• [Exercise task]: Copy nothing but the text: reproduce each line of the listing exactly and leave the pictures out.

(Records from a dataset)
== == ==
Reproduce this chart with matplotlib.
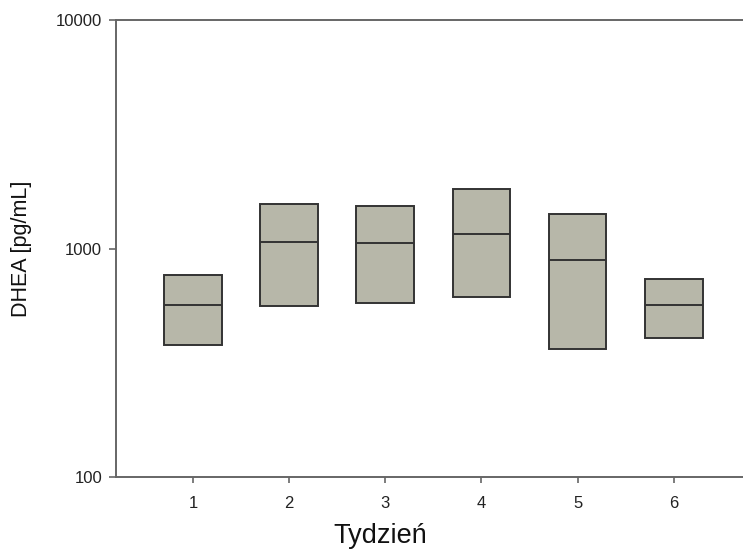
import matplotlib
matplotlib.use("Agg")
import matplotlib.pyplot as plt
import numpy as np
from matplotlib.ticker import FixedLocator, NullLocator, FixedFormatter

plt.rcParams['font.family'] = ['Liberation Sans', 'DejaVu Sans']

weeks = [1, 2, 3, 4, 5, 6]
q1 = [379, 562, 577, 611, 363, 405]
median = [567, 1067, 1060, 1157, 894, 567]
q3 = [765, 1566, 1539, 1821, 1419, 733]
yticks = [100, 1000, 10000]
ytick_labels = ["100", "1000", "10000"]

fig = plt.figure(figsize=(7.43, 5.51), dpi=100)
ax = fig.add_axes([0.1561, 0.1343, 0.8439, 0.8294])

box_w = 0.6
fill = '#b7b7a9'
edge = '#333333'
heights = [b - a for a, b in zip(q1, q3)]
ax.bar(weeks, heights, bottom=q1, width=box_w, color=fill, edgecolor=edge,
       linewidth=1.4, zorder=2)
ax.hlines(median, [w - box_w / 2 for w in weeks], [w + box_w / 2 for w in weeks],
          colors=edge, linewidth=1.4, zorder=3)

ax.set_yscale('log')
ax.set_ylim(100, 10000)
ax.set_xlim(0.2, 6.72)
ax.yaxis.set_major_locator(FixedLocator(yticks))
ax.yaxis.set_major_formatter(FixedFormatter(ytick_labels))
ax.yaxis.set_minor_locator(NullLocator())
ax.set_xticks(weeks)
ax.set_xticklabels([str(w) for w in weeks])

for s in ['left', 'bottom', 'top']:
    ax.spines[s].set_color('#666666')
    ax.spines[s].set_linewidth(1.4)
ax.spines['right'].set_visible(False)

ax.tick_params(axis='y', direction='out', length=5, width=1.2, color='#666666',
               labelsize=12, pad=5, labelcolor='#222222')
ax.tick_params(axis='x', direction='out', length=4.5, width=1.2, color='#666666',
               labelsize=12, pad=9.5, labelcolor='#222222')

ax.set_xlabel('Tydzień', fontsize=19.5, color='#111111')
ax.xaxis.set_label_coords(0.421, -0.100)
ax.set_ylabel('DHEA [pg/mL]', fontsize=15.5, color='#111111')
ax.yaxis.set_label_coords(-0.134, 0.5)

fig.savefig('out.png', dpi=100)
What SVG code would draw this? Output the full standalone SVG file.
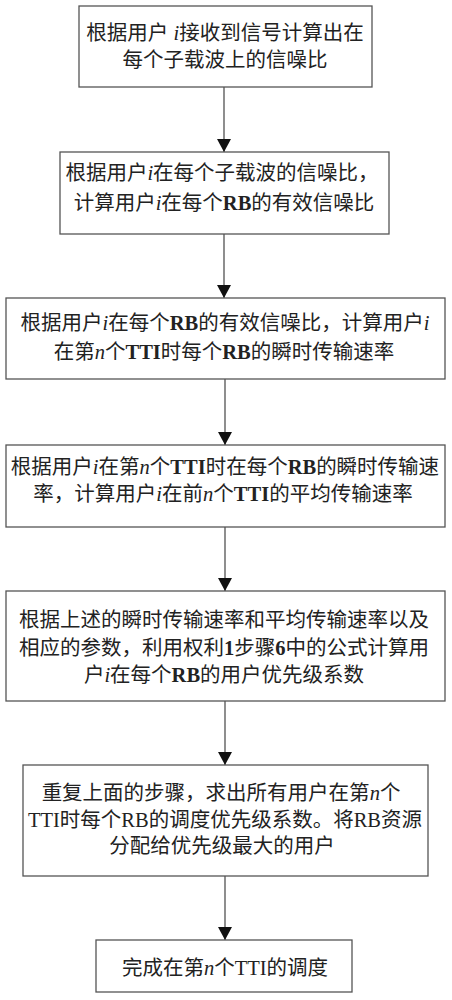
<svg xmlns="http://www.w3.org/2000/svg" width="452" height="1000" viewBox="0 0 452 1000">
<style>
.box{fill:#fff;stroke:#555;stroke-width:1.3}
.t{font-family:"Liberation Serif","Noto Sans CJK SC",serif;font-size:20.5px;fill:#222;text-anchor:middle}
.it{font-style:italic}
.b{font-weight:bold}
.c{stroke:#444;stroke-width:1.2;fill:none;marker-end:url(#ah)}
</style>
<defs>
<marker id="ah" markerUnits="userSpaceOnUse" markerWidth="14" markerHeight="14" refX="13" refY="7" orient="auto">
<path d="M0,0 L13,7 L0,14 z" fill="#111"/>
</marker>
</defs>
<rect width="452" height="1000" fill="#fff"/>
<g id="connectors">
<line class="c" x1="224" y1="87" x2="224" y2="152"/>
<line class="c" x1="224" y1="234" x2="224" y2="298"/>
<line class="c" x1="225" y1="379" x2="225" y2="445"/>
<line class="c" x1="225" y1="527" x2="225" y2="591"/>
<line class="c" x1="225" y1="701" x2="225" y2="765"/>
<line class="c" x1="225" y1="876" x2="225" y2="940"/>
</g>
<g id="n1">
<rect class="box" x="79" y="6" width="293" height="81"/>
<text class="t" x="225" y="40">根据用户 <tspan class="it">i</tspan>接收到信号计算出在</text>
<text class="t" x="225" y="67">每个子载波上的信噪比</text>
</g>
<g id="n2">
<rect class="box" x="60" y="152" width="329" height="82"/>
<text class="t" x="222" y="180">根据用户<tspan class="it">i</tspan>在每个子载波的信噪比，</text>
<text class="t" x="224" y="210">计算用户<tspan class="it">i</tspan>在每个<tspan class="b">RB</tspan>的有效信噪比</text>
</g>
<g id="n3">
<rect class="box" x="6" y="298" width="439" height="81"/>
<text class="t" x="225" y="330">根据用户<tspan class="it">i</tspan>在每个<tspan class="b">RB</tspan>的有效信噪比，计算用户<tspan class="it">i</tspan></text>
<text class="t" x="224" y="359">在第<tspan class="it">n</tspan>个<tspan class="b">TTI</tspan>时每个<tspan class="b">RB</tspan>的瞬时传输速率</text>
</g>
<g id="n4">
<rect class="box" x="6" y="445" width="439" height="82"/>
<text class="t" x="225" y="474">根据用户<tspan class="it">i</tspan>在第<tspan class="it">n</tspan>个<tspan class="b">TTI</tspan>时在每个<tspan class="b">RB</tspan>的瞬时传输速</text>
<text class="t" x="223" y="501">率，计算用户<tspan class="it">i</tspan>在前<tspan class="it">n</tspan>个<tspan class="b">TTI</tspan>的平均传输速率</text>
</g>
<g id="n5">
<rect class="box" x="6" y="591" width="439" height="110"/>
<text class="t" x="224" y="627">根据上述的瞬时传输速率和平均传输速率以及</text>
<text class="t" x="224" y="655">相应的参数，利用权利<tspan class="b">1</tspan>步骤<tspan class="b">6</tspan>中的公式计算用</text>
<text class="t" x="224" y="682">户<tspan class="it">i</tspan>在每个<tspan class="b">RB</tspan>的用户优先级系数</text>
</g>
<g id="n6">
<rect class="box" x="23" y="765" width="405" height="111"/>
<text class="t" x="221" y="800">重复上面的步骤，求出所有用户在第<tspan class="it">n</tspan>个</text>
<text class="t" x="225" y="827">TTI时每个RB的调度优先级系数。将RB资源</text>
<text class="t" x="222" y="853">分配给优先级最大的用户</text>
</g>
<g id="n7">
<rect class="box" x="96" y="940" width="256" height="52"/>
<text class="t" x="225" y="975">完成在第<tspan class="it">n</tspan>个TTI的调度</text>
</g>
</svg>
== == ==
• [Task result]:
Reproduce this chart with matplotlib.
import matplotlib
matplotlib.use("Agg")
import matplotlib.pyplot as plt
import numpy as np
from matplotlib.ticker import FixedLocator, NullLocator, FixedFormatter

plt.rcParams['font.family'] = ['Liberation Sans', 'DejaVu Sans']

weeks = [1, 2, 3, 4, 5, 6]
q1 = [379, 562, 577, 611, 363, 405]
median = [567, 1067, 1060, 1157, 894, 567]
q3 = [765, 1566, 1539, 1821, 1419, 733]
yticks = [100, 1000, 10000]
ytick_labels = ["100", "1000", "10000"]

fig = plt.figure(figsize=(7.43, 5.51), dpi=100)
ax = fig.add_axes([0.1561, 0.1343, 0.8439, 0.8294])

box_w = 0.6
fill = '#b7b7a9'
edge = '#333333'
heights = [b - a for a, b in zip(q1, q3)]
ax.bar(weeks, heights, bottom=q1, width=box_w, color=fill, edgecolor=edge,
       linewidth=1.4, zorder=2)
ax.hlines(median, [w - box_w / 2 for w in weeks], [w + box_w / 2 for w in weeks],
          colors=edge, linewidth=1.4, zorder=3)

ax.set_yscale('log')
ax.set_ylim(100, 10000)
ax.set_xlim(0.2, 6.72)
ax.yaxis.set_major_locator(FixedLocator(yticks))
ax.yaxis.set_major_formatter(FixedFormatter(ytick_labels))
ax.yaxis.set_minor_locator(NullLocator())
ax.set_xticks(weeks)
ax.set_xticklabels([str(w) for w in weeks])

for s in ['left', 'bottom', 'top']:
    ax.spines[s].set_color('#666666')
    ax.spines[s].set_linewidth(1.4)
ax.spines['right'].set_visible(False)

ax.tick_params(axis='y', direction='out', length=5, width=1.2, color='#666666',
               labelsize=12, pad=5, labelcolor='#222222')
ax.tick_params(axis='x', direction='out', length=4.5, width=1.2, color='#666666',
               labelsize=12, pad=9.5, labelcolor='#222222')

ax.set_xlabel('Tydzień', fontsize=19.5, color='#111111')
ax.xaxis.set_label_coords(0.421, -0.100)
ax.set_ylabel('DHEA [pg/mL]', fontsize=15.5, color='#111111')
ax.yaxis.set_label_coords(-0.134, 0.5)

fig.savefig('out.png', dpi=100)
What SVG code would draw this? Output the full standalone SVG file.
<svg xmlns="http://www.w3.org/2000/svg" width="452" height="1000" viewBox="0 0 452 1000">
<style>
.box{fill:#fff;stroke:#555;stroke-width:1.3}
.t{font-family:"Liberation Serif","Noto Sans CJK SC",serif;font-size:20.5px;fill:#222;text-anchor:middle}
.it{font-style:italic}
.b{font-weight:bold}
.c{stroke:#444;stroke-width:1.2;fill:none;marker-end:url(#ah)}
</style>
<defs>
<marker id="ah" markerUnits="userSpaceOnUse" markerWidth="14" markerHeight="14" refX="13" refY="7" orient="auto">
<path d="M0,0 L13,7 L0,14 z" fill="#111"/>
</marker>
</defs>
<rect width="452" height="1000" fill="#fff"/>
<g id="connectors">
<line class="c" x1="224" y1="87" x2="224" y2="152"/>
<line class="c" x1="224" y1="234" x2="224" y2="298"/>
<line class="c" x1="225" y1="379" x2="225" y2="445"/>
<line class="c" x1="225" y1="527" x2="225" y2="591"/>
<line class="c" x1="225" y1="701" x2="225" y2="765"/>
<line class="c" x1="225" y1="876" x2="225" y2="940"/>
</g>
<g id="n1">
<rect class="box" x="79" y="6" width="293" height="81"/>
<text class="t" x="225" y="40">根据用户 <tspan class="it">i</tspan>接收到信号计算出在</text>
<text class="t" x="225" y="67">每个子载波上的信噪比</text>
</g>
<g id="n2">
<rect class="box" x="60" y="152" width="329" height="82"/>
<text class="t" x="222" y="180">根据用户<tspan class="it">i</tspan>在每个子载波的信噪比，</text>
<text class="t" x="224" y="210">计算用户<tspan class="it">i</tspan>在每个<tspan class="b">RB</tspan>的有效信噪比</text>
</g>
<g id="n3">
<rect class="box" x="6" y="298" width="439" height="81"/>
<text class="t" x="225" y="330">根据用户<tspan class="it">i</tspan>在每个<tspan class="b">RB</tspan>的有效信噪比，计算用户<tspan class="it">i</tspan></text>
<text class="t" x="224" y="359">在第<tspan class="it">n</tspan>个<tspan class="b">TTI</tspan>时每个<tspan class="b">RB</tspan>的瞬时传输速率</text>
</g>
<g id="n4">
<rect class="box" x="6" y="445" width="439" height="82"/>
<text class="t" x="225" y="474">根据用户<tspan class="it">i</tspan>在第<tspan class="it">n</tspan>个<tspan class="b">TTI</tspan>时在每个<tspan class="b">RB</tspan>的瞬时传输速</text>
<text class="t" x="223" y="501">率，计算用户<tspan class="it">i</tspan>在前<tspan class="it">n</tspan>个<tspan class="b">TTI</tspan>的平均传输速率</text>
</g>
<g id="n5">
<rect class="box" x="6" y="591" width="439" height="110"/>
<text class="t" x="224" y="627">根据上述的瞬时传输速率和平均传输速率以及</text>
<text class="t" x="224" y="655">相应的参数，利用权利<tspan class="b">1</tspan>步骤<tspan class="b">6</tspan>中的公式计算用</text>
<text class="t" x="224" y="682">户<tspan class="it">i</tspan>在每个<tspan class="b">RB</tspan>的用户优先级系数</text>
</g>
<g id="n6">
<rect class="box" x="23" y="765" width="405" height="111"/>
<text class="t" x="221" y="800">重复上面的步骤，求出所有用户在第<tspan class="it">n</tspan>个</text>
<text class="t" x="225" y="827">TTI时每个RB的调度优先级系数。将RB资源</text>
<text class="t" x="222" y="853">分配给优先级最大的用户</text>
</g>
<g id="n7">
<rect class="box" x="96" y="940" width="256" height="52"/>
<text class="t" x="225" y="975">完成在第<tspan class="it">n</tspan>个TTI的调度</text>
</g>
</svg>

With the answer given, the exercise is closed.